Volume III - Church History

Thirteenth Century

Russia

In the 13th century Kieven Rus was overwhelmed by the Mongolian invasion. The Tatar Yoke fell over the land when Khan Batu, a grandson of the Mongolian conqueror Ghengis Khan, led the four hundred thousand horsemen of the Golden Horde into the Russian lands in 1237. The Kievan state collapsed in 1240.

nevsky

In 1231 Alexander Nevsky (1219–1263) became the prince of Novgorod. This independent, large city-republic in the northwest had its own unique form of republican government, as well as its own particular spiritual, architectural, and iconographic traditions. In 1240, at the age of only 21, Alexander led the Russians in a victorious battle at the Neva River against the Roman Catholic Swedes, who were invading from the northwest at this moment of terrible crisis in Russia. In 1242 he led the successful resistance against another invading force from the West—this time, the Teutonic Knights from modern-day northern Germany, Lithuanian, and Latvia.

After these two brilliant victories, Alexander was pressured by many of his fellow Russian princes to raise up a counterattack against the Tatars. But he wisely understood that the Tatars were far too strong for the Russians to drive out. In addition, he knew that the Westerners were a much greater threat to the integrity of the Orthodox Church than were the Tatars, for the Swedes and the Germans would have imposed their Roman Catholicism upon the Russians, while the Tatars allowed the Church the freedom to carry on basically without restriction, and even with a certain amount of protection.

In 1247, Prince Alexander traveled to Khan Batu’s headquarters at Sarai, in the Volga Delta, humbly seeking mercy for the Russian people from the Tatars. Alexander agreed to pay annual tribute to the Khan in order to have peace for his people. He returned with the title of Grand Prince of Kiev, and the responsibility to assure that all the Russian princes paid the tribute money and remained subservient to the Tatars. Several times his fellow Russians tried to revolt, but each time the uprising was crushed by the Tatars, and each time Prince Alexander traveled to Sarai to beg the Khan that there be no further reprisals.

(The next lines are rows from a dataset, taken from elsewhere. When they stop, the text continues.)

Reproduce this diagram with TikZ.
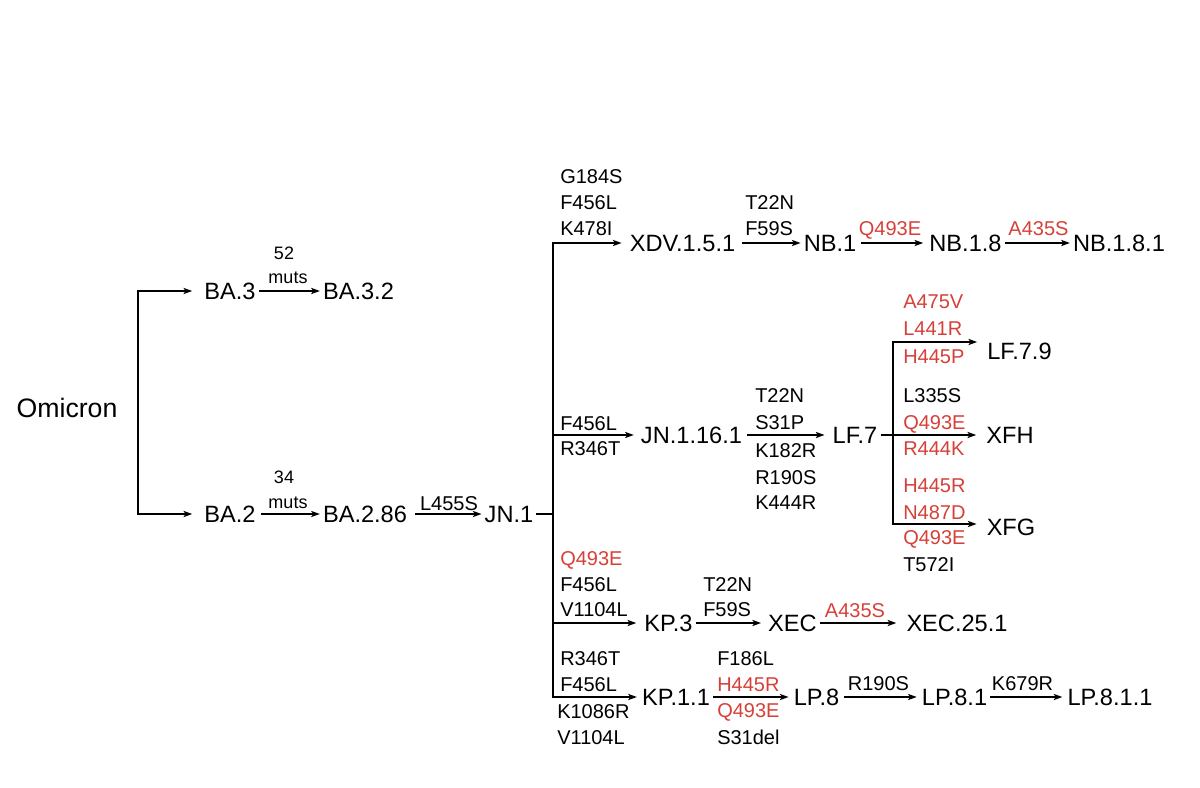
\documentclass[tikz,border=0pt]{standalone}
\usepackage{fontspec}
\setmainfont{Liberation Sans}
\usetikzlibrary{arrows.meta}
\definecolor{mutred}{RGB}{214,64,56}
\begin{document}
\begin{tikzpicture}[x=0.75pt,y=-0.75pt,
  lin/.style={line width=1.15pt},
  arr/.style={lin,-{Stealth[length=6.5pt,width=4.6pt,inset=1.5pt]}},
  lineage/.style={font=\fontsize{17.7}{20}\selectfont, inner xsep=2.2pt, inner ysep=0pt, text height=12.7pt, text depth=0pt},
  mut/.style={font=\fontsize{15}{18}\selectfont, inner sep=0pt, text height=10.7pt, text depth=0pt},
  mutl/.style={mut, anchor=west},
  rmut/.style={text=mutred},
  smalltxt/.style={font=\fontsize{13.5}{16}\selectfont, inner sep=0pt, text height=9.7pt, text depth=0pt}]
\useasboundingbox (0,0) rectangle (1200,788);

% lineage nodes
\node[lineage, font=\fontsize{20}{24}\selectfont, text height=14.3pt] (omicron) at (67,408) {Omicron};
\node[lineage] (ba3)   at (230,291)   {BA.3};
\node[lineage] (ba32)  at (358.5,291) {BA.3.2};
\node[lineage] (ba2)   at (230,514)   {BA.2};
\node[lineage] (ba286) at (365,514)   {BA.2.86};
\node[lineage] (jn1)   at (509,514)   {JN.1};
\node[lineage] (xdv)   at (682.5,243) {XDV.1.5.1};
\node[lineage] (nb1)   at (830,243)   {NB.1};
\node[lineage] (nb18)  at (965.5,243) {NB.1.8};
\node[lineage] (nb181) at (1119,243)  {NB.1.8.1};
\node[lineage] (jn116) at (691.5,435) {JN.1.16.1};
\node[lineage] (lf7)   at (855,435)   {LF.7};
\node[lineage] (lf79)  at (1019.5,351) {LF.7.9};
\node[lineage] (xfh)   at (1010,435)  {XFH};
\node[lineage] (xfg)   at (1011,527)  {XFG};
\node[lineage] (kp3)   at (668.5,623) {KP.3};
\node[lineage] (xec)   at (792.5,623) {XEC};
\node[lineage] (xec251) at (957,623)  {XEC.25.1};
\node[lineage] (kp11)  at (676,697)   {KP.1.1};
\node[lineage] (lp8)   at (816.5,697) {LP.8};
\node[lineage] (lp81)  at (954.5,697) {LP.8.1};
\node[lineage] (lp811) at (1110,697)  {LP.8.1.1};

% split points
\coordinate (omsplit) at (138,408);
\coordinate (jsplit) at (553,514);
\coordinate (lsplit) at (893,435);

% connectors
\draw[arr, shorten >=6.75pt] (omsplit) |- (ba3.west);
\draw[arr, shorten >=6.75pt] (omsplit) |- (ba2.west);
\draw[arr] (ba3) -- (ba32);
\draw[arr, shorten <=1.5pt] (ba2) -- (ba286);
\draw[arr, shorten <=3.75pt] (ba286) -- (jn1);
\draw[lin] (jn1.east) -- (jsplit);
\draw[arr, shorten >=3.75pt] (jsplit) |- (xdv.west);
\draw[arr, shorten >=3pt] (jsplit) |- (jn116.west);
\draw[arr, shorten >=3.75pt] (jsplit) |- (kp3.west);
\draw[arr, shorten >=1.5pt] (jsplit) |- (kp11.west);
\draw[arr, shorten <=3pt] (xdv) -- (nb1);
\draw[arr, shorten <=1.5pt, shorten >=2.25pt] (nb1) -- (nb18);
\draw[arr] (nb18) -- (nb181);
\draw[arr, shorten <=1.5pt, shorten >=3.75pt] (jn116) -- (lf7);
\draw[lin] (lf7.east) -- (lsplit);
\draw[arr, shorten >=5.25pt] (lsplit) |- ([yshift=6.75pt]lf79.west);
\draw[arr, shorten >=5.25pt] (lsplit) -- (xfh.west);
\draw[arr, shorten >=5.25pt] (lsplit) |- ([yshift=2.25pt]xfg.west);
\draw[arr, shorten >=3pt] (kp3) -- (xec);
\draw[arr, shorten >=5.25pt] (xec) -- (xec251);
\draw[arr, shorten >=1.5pt] (kp11) -- (lp8);
\draw[arr, shorten <=1.5pt, shorten >=1.5pt] (lp8) -- (lp81);
\draw[arr, shorten >=1.5pt] (lp81) -- (lp811);

% mutation labels
\node[smalltxt] (m52) at (284,253) {52};
\node[smalltxt] (mu1) at (288,277) {muts};
\node[smalltxt] (m34) at (284,477) {34};
\node[smalltxt] (mu2) at (288,502) {muts};
\node[mut] (l455s) at (449,503) {L455S};

\node[mutl] (a1) at (560,176) {G184S};
\node[mutl] (a2) at (560,202) {F456L};
\node[mutl] (a3) at (560,228) {K478I};
\node[mutl] (b1) at (745,202) {T22N};
\node[mutl] (b2) at (745,228) {F59S};
\node[mut, rmut] (c1) at (890,228) {Q493E};
\node[mut, rmut] (d1) at (1038.5,228) {A435S};

\node[mutl] (e1) at (560,423) {F456L};
\node[mutl] (e2) at (560,448) {R346T};
\node[mutl] (f1) at (755,395) {T22N};
\node[mutl] (f2) at (755,422) {S31P};
\node[mutl] (f3) at (755,450) {K182R};
\node[mutl] (f4) at (755,477) {R190S};
\node[mutl] (f5) at (755,502) {K444R};

\node[mutl, rmut] (g1) at (903,301) {A475V};
\node[mutl, rmut] (g2) at (903,328) {L441R};
\node[mutl, rmut] (g3) at (903,356) {H445P};
\node[mutl] (h1) at (903,395) {L335S};
\node[mutl, rmut] (h2) at (903,422) {Q493E};
\node[mutl, rmut] (h3) at (903,448) {R444K};
\node[mutl, rmut] (i1) at (903,485) {H445R};
\node[mutl, rmut] (i2) at (903,512) {N487D};
\node[mutl, rmut] (i3) at (903,537) {Q493E};
\node[mutl] (i4) at (903,564) {T572I};

\node[mutl, rmut] (j1) at (560,558) {Q493E};
\node[mutl] (j2) at (560,584) {F456L};
\node[mutl] (j3) at (560,609) {V1104L};
\node[mutl] (k1) at (703,584) {T22N};
\node[mutl] (k2) at (703,609) {F59S};
\node[mut, rmut] (k3) at (855,610) {A435S};

\node[mutl] (n1) at (560,658) {R346T};
\node[mutl] (n2) at (560,684) {F456L};
\node[mutl] (n3) at (557,711) {K1086R};
\node[mutl] (n4) at (557,737) {V1104L};
\node[mutl] (o1) at (717,658) {F186L};
\node[mutl, rmut] (o2) at (717,684) {H445R};
\node[mutl, rmut] (o3) at (717,710) {Q493E};
\node[mutl] (o4) at (717,737) {S31del};
\node[mut] (p1) at (878.5,683) {R190S};
\node[mut] (p2) at (1022.5,683) {K679R};
\end{tikzpicture}
\end{document}
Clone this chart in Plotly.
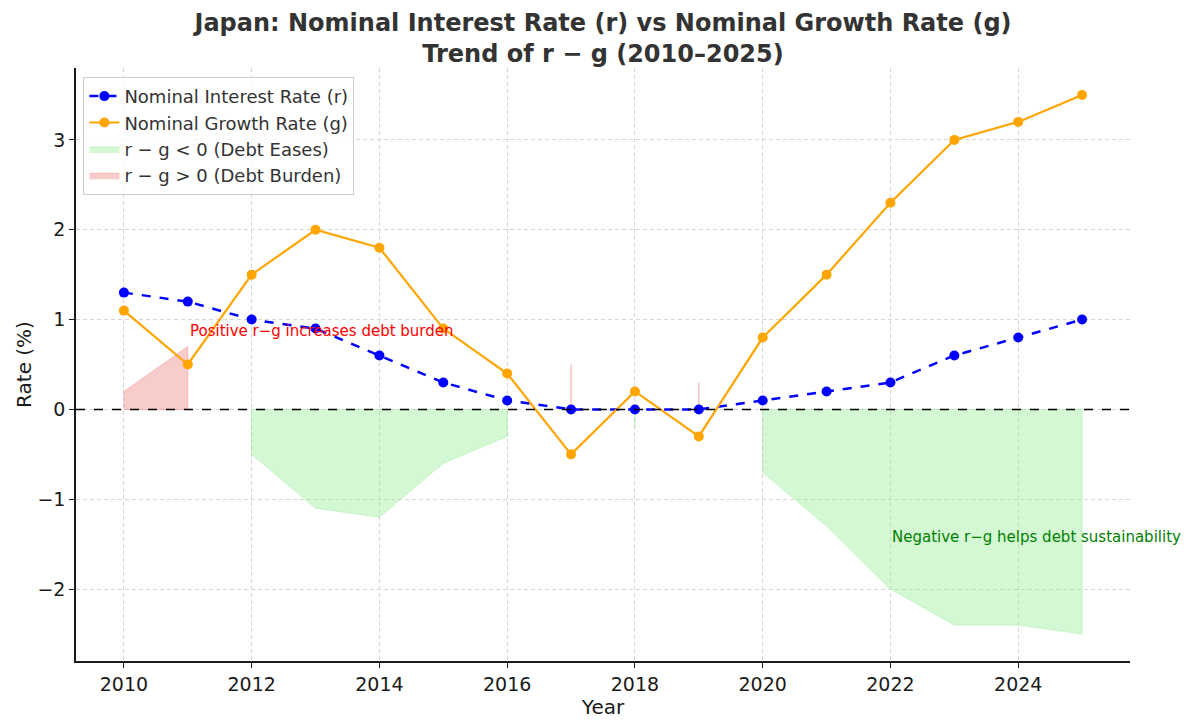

Alexander died in 1263 at the age of 44. In 1380 he was glorified as a saint by the Russian Church for his personal holiness, his military bravery, and his practical wisdom and diplomacy—all of which he dedicated selflessly to the service of his people as a true Christian statesman.

Saint Alexander Nevsky was ably supported by Metropolitan Cyril of Kiev (r. 1242–1281), a native Russian (nearly all the previous metropolitans of Kiev had been Greek). This cooperation between the grand prince and the metropolitan laid the foundation for the close Church-State relations that existed in Russia until the 20th century.